PROBLEM TO WORK ON: Write the data out again exactly, dropping any images it holds.
- - - - -
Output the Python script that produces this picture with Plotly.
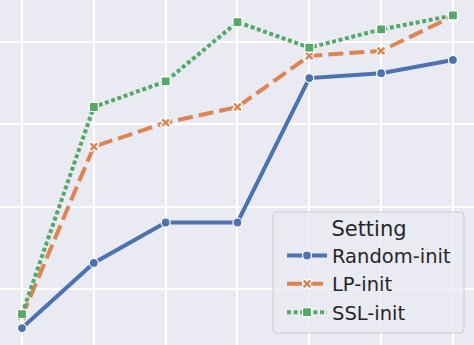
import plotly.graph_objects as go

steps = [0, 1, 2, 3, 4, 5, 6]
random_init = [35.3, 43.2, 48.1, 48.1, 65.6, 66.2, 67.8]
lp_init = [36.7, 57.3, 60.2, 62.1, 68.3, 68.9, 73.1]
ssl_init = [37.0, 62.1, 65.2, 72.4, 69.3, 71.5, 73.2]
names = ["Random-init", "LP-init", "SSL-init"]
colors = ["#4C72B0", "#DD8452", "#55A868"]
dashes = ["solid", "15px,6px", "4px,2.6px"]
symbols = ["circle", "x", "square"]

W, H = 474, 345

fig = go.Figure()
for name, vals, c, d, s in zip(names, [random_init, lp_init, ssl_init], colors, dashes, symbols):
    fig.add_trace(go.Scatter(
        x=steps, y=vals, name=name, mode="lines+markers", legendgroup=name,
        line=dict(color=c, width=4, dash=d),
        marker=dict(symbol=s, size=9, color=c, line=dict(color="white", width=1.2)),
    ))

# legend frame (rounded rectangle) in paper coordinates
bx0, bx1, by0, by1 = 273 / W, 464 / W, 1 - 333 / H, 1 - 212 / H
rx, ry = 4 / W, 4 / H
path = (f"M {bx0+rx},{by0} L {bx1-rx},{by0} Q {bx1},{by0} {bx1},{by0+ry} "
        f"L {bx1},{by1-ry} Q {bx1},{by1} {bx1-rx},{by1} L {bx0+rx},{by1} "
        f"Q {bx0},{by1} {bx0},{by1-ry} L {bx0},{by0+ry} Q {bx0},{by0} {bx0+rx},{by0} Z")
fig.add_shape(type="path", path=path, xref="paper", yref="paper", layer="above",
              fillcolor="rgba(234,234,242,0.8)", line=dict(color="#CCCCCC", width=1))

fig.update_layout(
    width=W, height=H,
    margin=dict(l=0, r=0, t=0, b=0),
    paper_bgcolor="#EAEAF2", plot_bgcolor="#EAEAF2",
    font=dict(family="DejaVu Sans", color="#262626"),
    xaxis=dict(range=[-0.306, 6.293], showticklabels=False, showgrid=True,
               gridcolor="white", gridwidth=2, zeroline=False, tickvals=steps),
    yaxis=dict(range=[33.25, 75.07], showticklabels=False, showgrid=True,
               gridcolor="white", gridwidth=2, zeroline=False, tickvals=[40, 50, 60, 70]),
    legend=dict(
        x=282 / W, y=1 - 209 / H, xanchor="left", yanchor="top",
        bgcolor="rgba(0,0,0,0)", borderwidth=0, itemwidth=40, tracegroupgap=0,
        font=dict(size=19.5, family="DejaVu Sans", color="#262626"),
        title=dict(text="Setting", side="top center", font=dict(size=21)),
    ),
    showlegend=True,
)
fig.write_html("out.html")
- - - - -
ANSWER FOR THIS EXERCISE:
Output the Python script that produces this picture with Plotly.
import plotly.graph_objects as go

steps = [0, 1, 2, 3, 4, 5, 6]
random_init = [35.3, 43.2, 48.1, 48.1, 65.6, 66.2, 67.8]
lp_init = [36.7, 57.3, 60.2, 62.1, 68.3, 68.9, 73.1]
ssl_init = [37.0, 62.1, 65.2, 72.4, 69.3, 71.5, 73.2]
names = ["Random-init", "LP-init", "SSL-init"]
colors = ["#4C72B0", "#DD8452", "#55A868"]
dashes = ["solid", "15px,6px", "4px,2.6px"]
symbols = ["circle", "x", "square"]

W, H = 474, 345

fig = go.Figure()
for name, vals, c, d, s in zip(names, [random_init, lp_init, ssl_init], colors, dashes, symbols):
    fig.add_trace(go.Scatter(
        x=steps, y=vals, name=name, mode="lines+markers", legendgroup=name,
        line=dict(color=c, width=4, dash=d),
        marker=dict(symbol=s, size=9, color=c, line=dict(color="white", width=1.2)),
    ))

# legend frame (rounded rectangle) in paper coordinates
bx0, bx1, by0, by1 = 273 / W, 464 / W, 1 - 333 / H, 1 - 212 / H
rx, ry = 4 / W, 4 / H
path = (f"M {bx0+rx},{by0} L {bx1-rx},{by0} Q {bx1},{by0} {bx1},{by0+ry} "
        f"L {bx1},{by1-ry} Q {bx1},{by1} {bx1-rx},{by1} L {bx0+rx},{by1} "
        f"Q {bx0},{by1} {bx0},{by1-ry} L {bx0},{by0+ry} Q {bx0},{by0} {bx0+rx},{by0} Z")
fig.add_shape(type="path", path=path, xref="paper", yref="paper", layer="above",
              fillcolor="rgba(234,234,242,0.8)", line=dict(color="#CCCCCC", width=1))

fig.update_layout(
    width=W, height=H,
    margin=dict(l=0, r=0, t=0, b=0),
    paper_bgcolor="#EAEAF2", plot_bgcolor="#EAEAF2",
    font=dict(family="DejaVu Sans", color="#262626"),
    xaxis=dict(range=[-0.306, 6.293], showticklabels=False, showgrid=True,
               gridcolor="white", gridwidth=2, zeroline=False, tickvals=steps),
    yaxis=dict(range=[33.25, 75.07], showticklabels=False, showgrid=True,
               gridcolor="white", gridwidth=2, zeroline=False, tickvals=[40, 50, 60, 70]),
    legend=dict(
        x=282 / W, y=1 - 209 / H, xanchor="left", yanchor="top",
        bgcolor="rgba(0,0,0,0)", borderwidth=0, itemwidth=40, tracegroupgap=0,
        font=dict(size=19.5, family="DejaVu Sans", color="#262626"),
        title=dict(text="Setting", side="top center", font=dict(size=21)),
    ),
    showlegend=True,
)
fig.write_html("out.html")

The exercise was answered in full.